Il vino dei gessi(Ri)scoprire l’Oltrepò

Così vicino, così lontano, questo territorio a pochi chilometri da Milano è un luogo pieno di sorprese ma senza pedigree. Dà vita a bottiglie con la vocazione francese, che stupiscono e affascinano

Francesca Seralvo, @Tenuta Mazzolino

È uno dei luoghi enologici italiani più belli, e più produttivi, ma allo stesso tempo è uno dei posti meno glamour che possiamo immaginare. Celebre forse più per i salumi che per i vini, è invece un bacino potenziale di grandi bottiglie, a due passi (veri!) da Milano. Sottovalutato, sottostimato, decisamente poco conosciuto e un po’ bistrattato, l’Oltrepò Pavese è invece un luogo da scoprire, enologicamente e non solo.
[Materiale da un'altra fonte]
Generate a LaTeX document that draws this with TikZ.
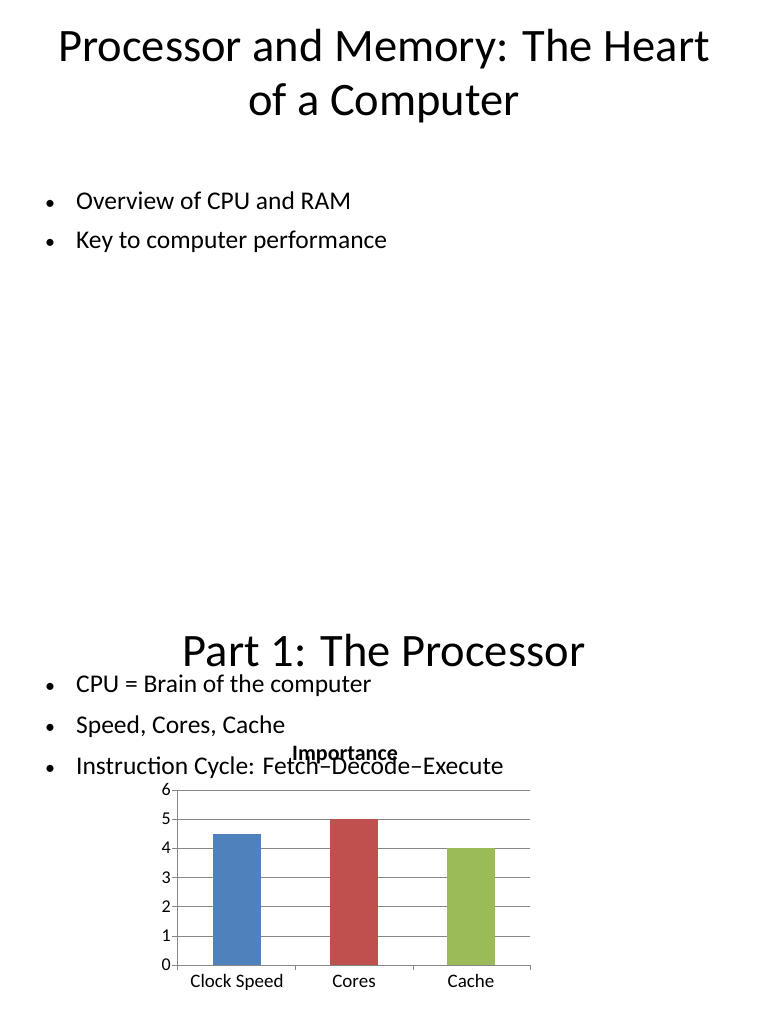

Qui in tempi non sospetti il più grande divulgatore del territorio e del vino, Luigi Veronelli e uno dei più attivi creatori della fama della Barbera al mondo, Giacomo Bologna, hanno convinto Enrico Braggiotti, il nonno di Francesca Seralvo, attuale donna del vino di Tenuta Mazzolino, che era alla Francia che si doveva guardare. E quest’uomo solido e focalizzato, visionario e speciale, così fece, senza farsi sedurre dalle campane dell’epoca, che volevano vini pronti da bere, andanti, da vendere a ettolitri e da cui guadagnare al volo.

Lui fece esattamente il contrario: e mise da parte le bottiglie per metterle sul mercato in anni successivi, fece la sua riserva, ma soprattutto decise che al di là dell’indubbia fascinazione per il Pinot Nero, che qui è il vitigno che prevale e che determina il successo della zona, pianta tre ettari a Chardonnay, confidando nel terroir. Chiama Kyriakos Kynigopoulo, un enologo dalla Borgogna, che è greco e pare molto bravo: è il 1998, e da allora a Corvino San Quirico inizia a costruirsi una leggenda italiana, di matrice francese. I suoli gessosi di queste parti, il vitigno internazionale di grande duttilità e la mano felice di Kynigopoulo fanno il miracolo, e insieme al Noir, creano Blanc.

Un vino così non ha grandi concorrenti in zona, e la sua vocazione dichiaratamente borgognona lo rende un grande rappresentante della sua categoria. I gessi del sottosuolo, questa grande nave che si protende verso il fondovalle fanno il grosso, su uno Chardonnay che qui trova un terreno simile a quello della Champagne. Il resto lo fanno un uso sapiente dei legni e una vocazione naturale alla longevità. I vini sono dritti, hanno grande tensione e una spiccata sapidità finale, come racconta il degustatore Armando Castagno, durante una verticale che svela le annate più intriganti. Le annate pari (2016 e 2018 in testa) più di quelle dispari rivelano tutta la loro italianità, con astringenza e acidità a bilanciarsi in un equilibrio denso e possente.

Da quando Francesca ha preso in mano le redini dell’azienda la sta trasportando nella contemporaneità, con metodo e disciplina, e senza mai abbandonare la visione del nonno, e la sua passione per questo luogo, restaurato ma rimasto identico nei pavimenti, nella struttura, negli arredi, perfettamente restaurati ma senza intervenire mai nella struttura. Così come sta facendo con i vini, come spiega Stefano Malachiodi, l’enologo residente scelto da lei per mantenere la tradizione di famiglia: «Il nostro compito è rispettare l’annata ma anche lo stile del vino che si sta facendo da trent’anni. Facciamo vini diversi, ma con una matrice comune, per un progetto spontaneo e non omologato. Questo vino non è stato “costruito” per l’invecchiamento, ma è naturalmente portato a durare nel tempo». Un vino da comprare e lasciare in cantina per un po’, scommettendo come avrebbe fatto nonno Enrico, sul futuro di un luogo da rivalutare e conoscere.